Question

Determine whether the equation represents $$y$$ as a function of $$x.$$$$x=y^{2}+1$$

Answer

**step1** Understanding What a "Function" Means for Numbers

The problem asks us to understand if the equation "$$x = y \times y + 1$$" means that for every number we choose for 'x', we will always get only one specific number for 'y'. If we can find even one 'x' number that gives us two or more different 'y' numbers, then 'y' is not considered a "function" of 'x'.

**step2** Choosing a Number for 'x' to Test

To check this, let's pick a simple number for 'x'. Let's choose $$x=2$$. This is a single-digit number.

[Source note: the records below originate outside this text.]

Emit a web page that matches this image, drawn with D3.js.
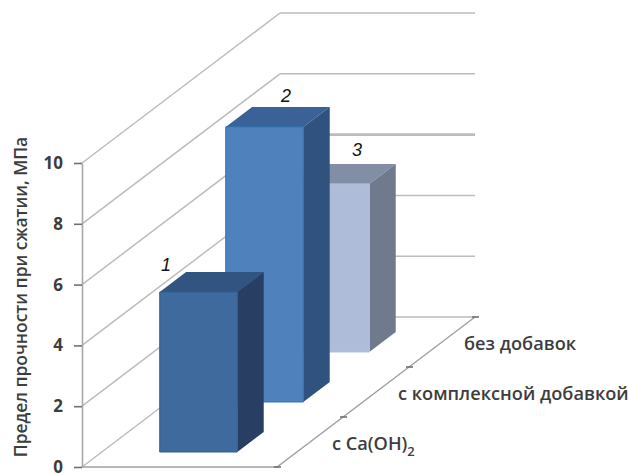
<!DOCTYPE html>
<html lang="ru">
<head>
<meta charset="utf-8">
<script src="https://cdn.jsdelivr.net/npm/d3@7/dist/d3.min.js"></script>
<style>
html,body{margin:0;padding:0;background:#fff}
svg{display:block}
text{font-family:"Open Sans","DejaVu Sans",sans-serif;fill:#3d3d3d}
</style>
</head>
<body>
<svg id="chart" width="629" height="474"></svg>
<script>
const categories = ["с Ca(OH)", "с комплексной добавкой", "без добавок"];
const categorySubscripts = ["2", "", ""];
const strength = [5.26, 9.05, 5.53];
const barLabels = ["1", "2", "3"];
const frontColors = ["#3f6a9e", "#4f81bd", "#aebcd9"];
const edgeColors = ["#35608f", "#2f75b8", "#b4c1dc"];
const sideColors = ["#283f63", "#30527f", "#6f7b8d"];
const topColors = ["#325480", "#3b6296", "#828da6"];
const valueTicks = [0, 2, 4, 6, 8, 10];
const axisTitle = "Предел прочности при сжатии, МПа";

const svg = d3.select("#chart");

// Oblique projection: value rises vertically, depth recedes up and to the right.
const yScale = d3.scaleLinear().domain([0, 10]).range([467, 163]);
const widthScale = d3.scaleLinear().domain([0, 1]).range([0, 195]);
const depthX = d3.scaleLinear().domain([0, 1]).range([0, 198]);
const depthY = d3.scaleLinear().domain([0, 1]).range([0, -150]);
const originX = 82;
const project = (w, d, v) => [originX + widthScale(w) + depthX(d), yScale(v) + depthY(d)];
const pathOf = pts => "M" + pts.map(p => p.join(",")).join("L") + "Z";
const lineOf = pts => "M" + pts.map(p => p.join(",")).join("L");

const depthBand = d3.scaleBand().domain(d3.range(categories.length)).range([0, 1]);
const barInset = 0.1;
const barLeft = 0.297, barRight = 0.695;

// Gridlines run along the side wall and then across the back wall.
const grid = svg.append("g").attr("fill", "none").attr("stroke", "#bcbcbc").attr("stroke-width", 1.5);
valueTicks.forEach(v => {
  if (v > 0) grid.append("path").attr("d", lineOf([project(0, 0, v), project(0, 1, v)]));
  grid.append("path").attr("d", lineOf([project(0, 1, v), project(1, 1, v)]))
    .attr("stroke-width", v === 6 ? 2.6 : 1.5);
});
grid.append("path").attr("d", lineOf([project(0, 0, 0), project(0, 1, 0)]));

// Floor edges with depth tick marks.
const floor = svg.append("g").attr("fill", "none").attr("stroke", "#a0a0a0").attr("stroke-width", 1.4);
floor.append("path").attr("d", lineOf([project(0, 0, 0), project(1, 0, 0), project(1, 1, 0)]));
d3.range(categories.length + 1).forEach(i => {
  const [x, y] = project(1, i / categories.length, 0);
  floor.append("line").attr("x1", x - 3).attr("x2", x + 4).attr("y1", y).attr("y2", y)
    .attr("stroke", "#707070").attr("stroke-width", 1.6);
});

// Bars are painted from the farthest to the nearest.
const labelShift = [[-20, -1], [34, -5], [39, -8]];
d3.range(categories.length).reverse().forEach(i => {
  const d0 = depthBand(i) + barInset;
  const d1 = depthBand(i) + depthBand.bandwidth() - barInset;
  const v = strength[i];
  const g = svg.append("g");
  g.append("path").attr("fill", topColors[i]).attr("d", pathOf([
    project(barLeft, d0, v), project(barRight, d0, v), project(barRight, d1, v), project(barLeft, d1, v)]));
  g.append("path").attr("fill", sideColors[i]).attr("d", pathOf([
    project(barRight, d0, 0), project(barRight, d1, 0), project(barRight, d1, v), project(barRight, d0, v)]));
  g.append("path").attr("fill", frontColors[i])
    .attr("stroke", edgeColors[i]).attr("stroke-width", 1)
    .attr("d", pathOf([
      project(barLeft, d0, 0), project(barRight, d0, 0), project(barRight, d0, v), project(barLeft, d0, v)]));
  const [lx, ly] = project(barLeft, d1, v);
  g.append("text").attr("x", lx + labelShift[i][0]).attr("y", ly + labelShift[i][1])
    .attr("text-anchor", "middle")
    .style("font-family", "'Liberation Sans', sans-serif").style("font-style", "italic")
    .style("font-size", "18px").style("fill", "#111").text(barLabels[i]);
});

// Value axis.
const axis = svg.append("g").attr("transform", `translate(${originX},0)`)
  .call(d3.axisLeft(yScale).tickValues(valueTicks).tickSizeInner(8).tickSizeOuter(0).tickPadding(11));
axis.selectAll(".domain").attr("stroke", "#a8a8a8").attr("stroke-width", 1.6);
axis.selectAll(".tick line").attr("stroke", "#707070").attr("stroke-width", 1.6);
axis.selectAll(".tick text").style("font-size", "17px").style("font-weight", 700)
  .style("font-family", "'Open Sans',sans-serif").style("fill", "#3d3d3d");

svg.append("text")
  .attr("transform", "translate(27,297) rotate(-90)")
  .attr("text-anchor", "middle")
  .style("font-size", "17.4px").style("font-weight", 600)
  .text(axisTitle);

// Category labels sit below the right floor edge.
const labelAnchor = [[22, 8], [22, 8], [22, 8]];
categories.forEach((c, i) => {
  const [x, y] = project(1, depthBand(i) + depthBand.bandwidth() / 2, 0);
  const t = svg.append("text")
    .attr("x", x + labelAnchor[i][0])
    .attr("y", y + labelAnchor[i][1])
    .style("font-size", "18.2px").style("font-weight", 600)
    .text(c);
  if (categorySubscripts[i]) {
    t.append("tspan").attr("dy", 6).style("font-size", "13px").text(categorySubscripts[i]);
  }
});
</script>
</body>
</html>
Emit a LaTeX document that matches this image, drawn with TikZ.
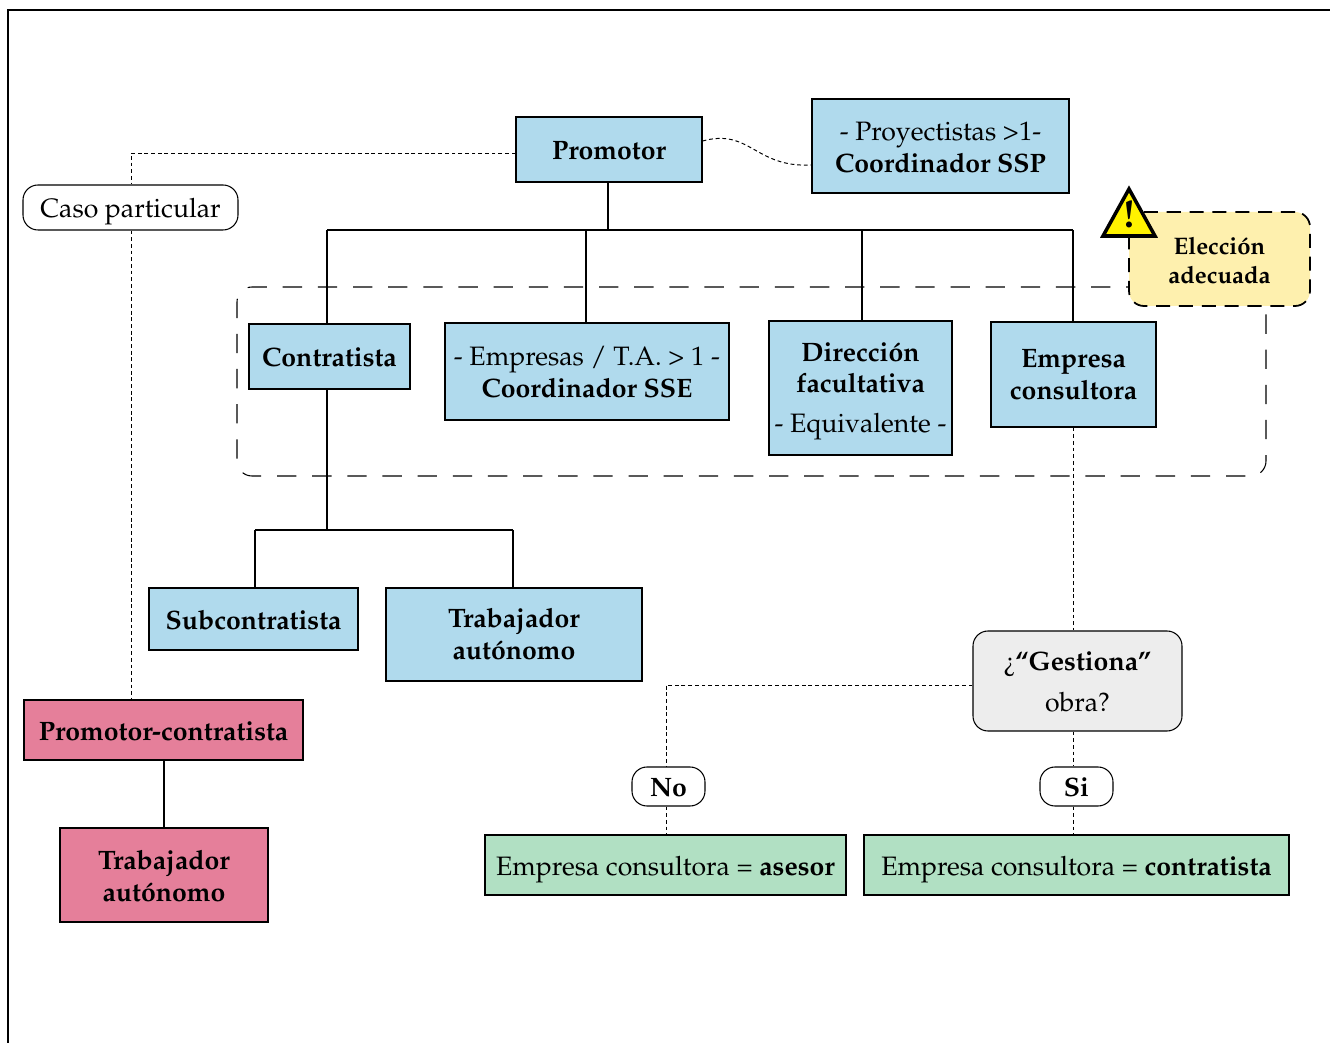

**step3** Calculating Possible Values for 'y'

Now we put $$x=2$$ into our equation: $$2 = y \times y + 1$$.
We want to figure out what number 'y' must be.
First, to find out what $$y \times y$$ equals, we can subtract 1 from both sides of the equation:
$$2 - 1 = y \times y$$
This simplifies to:
$$1 = y \times y$$

**step4** Finding Numbers That Multiply by Themselves to Make 1

We need to find a number 'y' that, when multiplied by itself ($$y \times y$$), gives us 1.
One number is $$1$$, because $$1 \times 1 = 1$$. So, 'y' could be $$1$$.
Another number, if we consider numbers that are less than zero, is $$-1$$. This is because when we multiply a negative number by a negative number, the answer is positive. So, $$(-1) \times (-1) = 1$$. This means 'y' could also be $$-1$$.

**step5** Making a Conclusion

We chose one specific number for 'x' (which was 2), and we found two different numbers for 'y' (which were 1 and -1).
Since we did not get only one 'y' number for our chosen 'x' number, this tells us that 'y' does not always have a single specific value for each 'x'. Therefore, the equation $$x = y^2 + 1$$ does not represent 'y' as a function of 'x'.